### Exercise requirements
Repeat, exactly and completely, the material that follows. Omit the pictures.
....
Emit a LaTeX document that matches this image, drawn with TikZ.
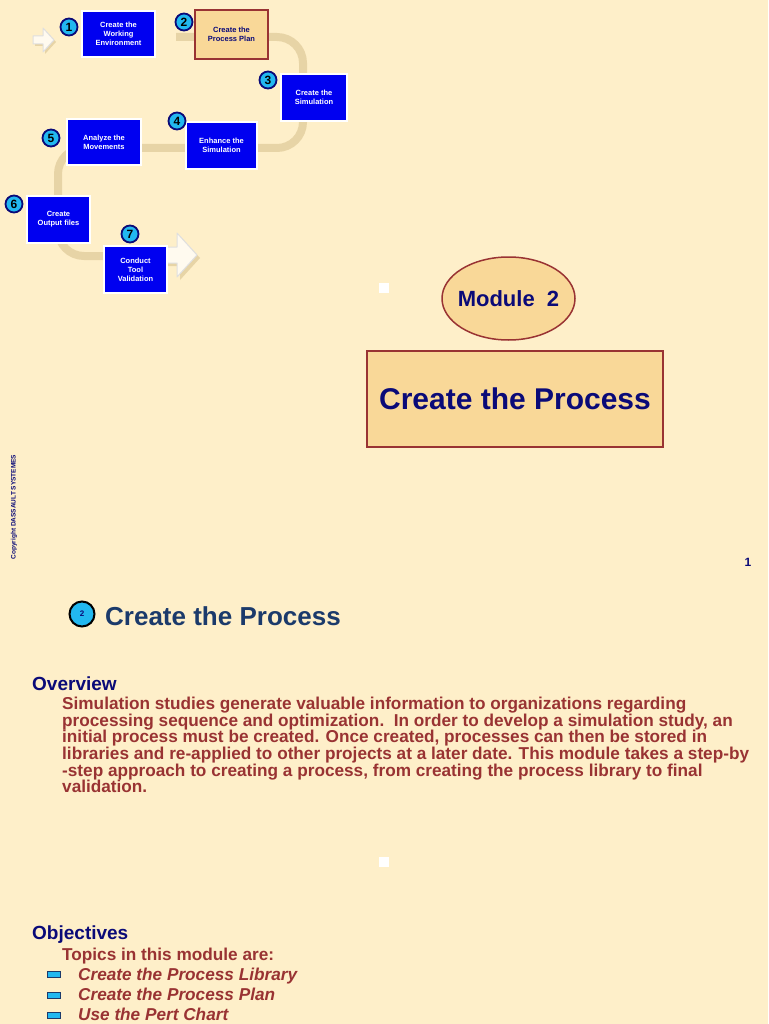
\documentclass[tikz,border=0pt]{standalone}
\usepackage{fontspec}
\setmainfont{Liberation Sans}
\usetikzlibrary{shapes.geometric}
\usetikzlibrary{positioning}
\definecolor{paper}{HTML}{FEEFC9}
\definecolor{trail}{HTML}{E7D4A6}
\definecolor{stepblue}{HTML}{0000F0}
\definecolor{sand}{HTML}{F9D898}
\definecolor{rust}{HTML}{993333}
\definecolor{ink}{HTML}{0A0A78}
\definecolor{steel}{HTML}{1B3A6B}
\definecolor{dot}{HTML}{22B8F0}
\newcommand{\fs}[2]{\fontsize{#1}{#2}\selectfont\bfseries}

\begin{document}
\begin{tikzpicture}[x=1pt,y=-1pt,
    stepbox/.style={rectangle,fill=stepblue,draw=white,line width=2pt,text=white,align=center,font=\fs{7.5}{9}},
    planbox/.style={rectangle,fill=sand,draw=rust,line width=1.5pt,text=ink,align=center,font=\fs{7.5}{9}},
    num/.style={circle,fill=dot,draw=ink,line width=1.8pt,inner sep=0pt,minimum size=17pt,font=\fs{12}{12}},
    band/.style={draw=trail,line width=8pt,rounded corners=26pt},
    pointer/.style={fill=white!70!paper,draw=white!75!gray,line width=1pt,line join=round},
    bullet/.style={rectangle,fill=dot,draw=steel,line width=1pt,minimum width=13pt,minimum height=6pt,inner sep=0pt}]
  \fill[paper] (0,0) rectangle (768,1024);

  % trail behind the steps
  \coordinate (t0) at (176,37);
  \coordinate (t1) at (303,37);
  \coordinate (t2) at (303,148);
  \coordinate (t3) at (58,148);
  \coordinate (t4) at (58,256);
  \coordinate (t5) at (176,256);
  \draw[band] (t0) -- (t1) -- (t2) -- (t3) -- (t4) -- (t5);

  % start and end pointers
  \fill[trail] (35,38) -- (45,38) -- (45,30) -- (56,42) -- (45,54) -- (45,46) -- (35,46) -- cycle;
  \path[pointer] (33,36) -- (43,36) -- (43,28) -- (54,40) -- (43,52) -- (43,44) -- (33,44) -- cycle;
  \fill[trail] (168,250) -- (180,250) -- (180,236) -- (200,258) -- (180,280) -- (180,266) -- (168,266) -- cycle;
  \path[pointer] (166,247) -- (177,247) -- (177,233) -- (197,255) -- (177,277) -- (177,263) -- (166,263) -- cycle;

  \node[stepbox,minimum width=73pt,minimum height=46pt] (b1) at (118.5,34) {Create the\\Working\\Environment};
  \node[planbox,minimum width=73pt,minimum height=49pt] (b2) at (231.5,34.5) {Create the\\Process Plan};
  \node[stepbox,minimum width=66pt,minimum height=47pt] (b3) at (314,97.5) {Create the\\Simulation};
  \node[stepbox,minimum width=71pt,minimum height=47pt] (b4) at (221.5,145.5) {Enhance the\\Simulation};
  \node[stepbox,minimum width=74pt,minimum height=46pt] (b5) at (104,142) {Analyze the\\Movements};
  \node[stepbox,minimum width=63pt,minimum height=47pt] (b6) at (58.5,219.5) {Create\\Output files};
  \node[stepbox,minimum width=63pt,minimum height=47pt] (b7) at (135.5,269.5) {Conduct\\Tool\\Validation};

  \node[num] (n1) at (69,27) {1};
  \node[num] (n2) at (184,22) {2};
  \node[num] (n3) at (268,80) {3};
  \node[num] (n4) at (177,121) {4};
  \node[num] (n5) at (51,138) {5};
  \node[num] (n6) at (14,204) {6};
  \node[num] (n7) at (130,234) {7};

  % title block
  \fill[white] (379,283) rectangle (389,293);
  \coordinate (mc) at (508.5,298.5);
  \draw[fill=sand,draw=rust,line width=1.5pt] (mc) ellipse [x radius=66.5pt,y radius=41.5pt];
  \node[text=ink,font=\fs{22}{22}] (module) at (mc) {Module\ \ 2};
  \node[rectangle,fill=sand,draw=rust,line width=1.5pt,minimum width=296pt,minimum height=96pt,text=ink,font=\fs{30}{30}] (title) at (515,399) {Create the Process};
  \node[rotate=90,text=ink,font=\fs{6.5}{6.5}] (copy) at (14,507) {Copyright DASSAULT SYSTEMES};
  \node[text=ink,font=\fs{12}{12}] (page) at (748,562) {1};

  % overview page
  \node[circle,fill=dot,draw=black,line width=2pt,minimum size=25pt,inner sep=0pt,text=ink,font=\fs{8}{8}] (mark) at (82,614) {2};
  \node[anchor=west,inner sep=0pt,text=steel,font=\fs{26}{26}] (head) at (105,616) {Create the Process};
  \node[anchor=base west,inner sep=0pt,text=ink,font=\fs{19}{19}] (ovw) at (32,690) {Overview};
  \node[anchor=north west,inner sep=0pt,text=rust,align=left,font=\fs{17.2}{16.6}] (para) at (62,697)
    {Simulation studies generate valuable information to organizations regarding\\
     processing sequence and optimization.\ \ In order to develop a simulation study, an\\
     initial process must be created. Once created, processes can then be stored in\\
     libraries and re-applied to other projects at a later date. This module takes a step-by\\
     -step approach to creating a process, from creating the process library to final\\
     validation.};
  \fill[white] (379,857) rectangle (389,867);
  \node[anchor=base west,inner sep=0pt,text=ink,font=\fs{19}{19}] (obj) at (32,939) {Objectives};
  \node[anchor=base west,inner sep=0pt,text=rust,font=\fs{17.2}{17.2}] (topics) at (62,960) {Topics in this module are:};
  \node[bullet] (d1) at (54,974) {};
  \node[bullet] (d2) at (54,995) {};
  \node[bullet] (d3) at (54,1015) {};
  \node[anchor=base west,inner sep=0pt,text=rust,font=\fs{17.2}{17.2}\itshape] (i1) at (78,980) {Create the Process Library};
  \node[anchor=base west,inner sep=0pt,text=rust,font=\fs{17.2}{17.2}\itshape] (i2) at (78,1000) {Create the Process Plan};
  \node[anchor=base west,inner sep=0pt,text=rust,font=\fs{17.2}{17.2}\itshape] (i3) at (78,1020) {Use the Pert Chart};
\end{tikzpicture}
\end{document}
....
### Output for this exercise
Emit a LaTeX document that matches this image, drawn with TikZ.
\documentclass[tikz,border=0pt]{standalone}
\usepackage{fontspec}
\setmainfont{Liberation Sans}
\usetikzlibrary{shapes.geometric}
\usetikzlibrary{positioning}
\definecolor{paper}{HTML}{FEEFC9}
\definecolor{trail}{HTML}{E7D4A6}
\definecolor{stepblue}{HTML}{0000F0}
\definecolor{sand}{HTML}{F9D898}
\definecolor{rust}{HTML}{993333}
\definecolor{ink}{HTML}{0A0A78}
\definecolor{steel}{HTML}{1B3A6B}
\definecolor{dot}{HTML}{22B8F0}
\newcommand{\fs}[2]{\fontsize{#1}{#2}\selectfont\bfseries}

\begin{document}
\begin{tikzpicture}[x=1pt,y=-1pt,
    stepbox/.style={rectangle,fill=stepblue,draw=white,line width=2pt,text=white,align=center,font=\fs{7.5}{9}},
    planbox/.style={rectangle,fill=sand,draw=rust,line width=1.5pt,text=ink,align=center,font=\fs{7.5}{9}},
    num/.style={circle,fill=dot,draw=ink,line width=1.8pt,inner sep=0pt,minimum size=17pt,font=\fs{12}{12}},
    band/.style={draw=trail,line width=8pt,rounded corners=26pt},
    pointer/.style={fill=white!70!paper,draw=white!75!gray,line width=1pt,line join=round},
    bullet/.style={rectangle,fill=dot,draw=steel,line width=1pt,minimum width=13pt,minimum height=6pt,inner sep=0pt}]
  \fill[paper] (0,0) rectangle (768,1024);

  % trail behind the steps
  \coordinate (t0) at (176,37);
  \coordinate (t1) at (303,37);
  \coordinate (t2) at (303,148);
  \coordinate (t3) at (58,148);
  \coordinate (t4) at (58,256);
  \coordinate (t5) at (176,256);
  \draw[band] (t0) -- (t1) -- (t2) -- (t3) -- (t4) -- (t5);

  % start and end pointers
  \fill[trail] (35,38) -- (45,38) -- (45,30) -- (56,42) -- (45,54) -- (45,46) -- (35,46) -- cycle;
  \path[pointer] (33,36) -- (43,36) -- (43,28) -- (54,40) -- (43,52) -- (43,44) -- (33,44) -- cycle;
  \fill[trail] (168,250) -- (180,250) -- (180,236) -- (200,258) -- (180,280) -- (180,266) -- (168,266) -- cycle;
  \path[pointer] (166,247) -- (177,247) -- (177,233) -- (197,255) -- (177,277) -- (177,263) -- (166,263) -- cycle;

  \node[stepbox,minimum width=73pt,minimum height=46pt] (b1) at (118.5,34) {Create the\\Working\\Environment};
  \node[planbox,minimum width=73pt,minimum height=49pt] (b2) at (231.5,34.5) {Create the\\Process Plan};
  \node[stepbox,minimum width=66pt,minimum height=47pt] (b3) at (314,97.5) {Create the\\Simulation};
  \node[stepbox,minimum width=71pt,minimum height=47pt] (b4) at (221.5,145.5) {Enhance the\\Simulation};
  \node[stepbox,minimum width=74pt,minimum height=46pt] (b5) at (104,142) {Analyze the\\Movements};
  \node[stepbox,minimum width=63pt,minimum height=47pt] (b6) at (58.5,219.5) {Create\\Output files};
  \node[stepbox,minimum width=63pt,minimum height=47pt] (b7) at (135.5,269.5) {Conduct\\Tool\\Validation};

  \node[num] (n1) at (69,27) {1};
  \node[num] (n2) at (184,22) {2};
  \node[num] (n3) at (268,80) {3};
  \node[num] (n4) at (177,121) {4};
  \node[num] (n5) at (51,138) {5};
  \node[num] (n6) at (14,204) {6};
  \node[num] (n7) at (130,234) {7};

  % title block
  \fill[white] (379,283) rectangle (389,293);
  \coordinate (mc) at (508.5,298.5);
  \draw[fill=sand,draw=rust,line width=1.5pt] (mc) ellipse [x radius=66.5pt,y radius=41.5pt];
  \node[text=ink,font=\fs{22}{22}] (module) at (mc) {Module\ \ 2};
  \node[rectangle,fill=sand,draw=rust,line width=1.5pt,minimum width=296pt,minimum height=96pt,text=ink,font=\fs{30}{30}] (title) at (515,399) {Create the Process};
  \node[rotate=90,text=ink,font=\fs{6.5}{6.5}] (copy) at (14,507) {Copyright DASSAULT SYSTEMES};
  \node[text=ink,font=\fs{12}{12}] (page) at (748,562) {1};

  % overview page
  \node[circle,fill=dot,draw=black,line width=2pt,minimum size=25pt,inner sep=0pt,text=ink,font=\fs{8}{8}] (mark) at (82,614) {2};
  \node[anchor=west,inner sep=0pt,text=steel,font=\fs{26}{26}] (head) at (105,616) {Create the Process};
  \node[anchor=base west,inner sep=0pt,text=ink,font=\fs{19}{19}] (ovw) at (32,690) {Overview};
  \node[anchor=north west,inner sep=0pt,text=rust,align=left,font=\fs{17.2}{16.6}] (para) at (62,697)
    {Simulation studies generate valuable information to organizations regarding\\
     processing sequence and optimization.\ \ In order to develop a simulation study, an\\
     initial process must be created. Once created, processes can then be stored in\\
     libraries and re-applied to other projects at a later date. This module takes a step-by\\
     -step approach to creating a process, from creating the process library to final\\
     validation.};
  \fill[white] (379,857) rectangle (389,867);
  \node[anchor=base west,inner sep=0pt,text=ink,font=\fs{19}{19}] (obj) at (32,939) {Objectives};
  \node[anchor=base west,inner sep=0pt,text=rust,font=\fs{17.2}{17.2}] (topics) at (62,960) {Topics in this module are:};
  \node[bullet] (d1) at (54,974) {};
  \node[bullet] (d2) at (54,995) {};
  \node[bullet] (d3) at (54,1015) {};
  \node[anchor=base west,inner sep=0pt,text=rust,font=\fs{17.2}{17.2}\itshape] (i1) at (78,980) {Create the Process Library};
  \node[anchor=base west,inner sep=0pt,text=rust,font=\fs{17.2}{17.2}\itshape] (i2) at (78,1000) {Create the Process Plan};
  \node[anchor=base west,inner sep=0pt,text=rust,font=\fs{17.2}{17.2}\itshape] (i3) at (78,1020) {Use the Pert Chart};
\end{tikzpicture}
\end{document}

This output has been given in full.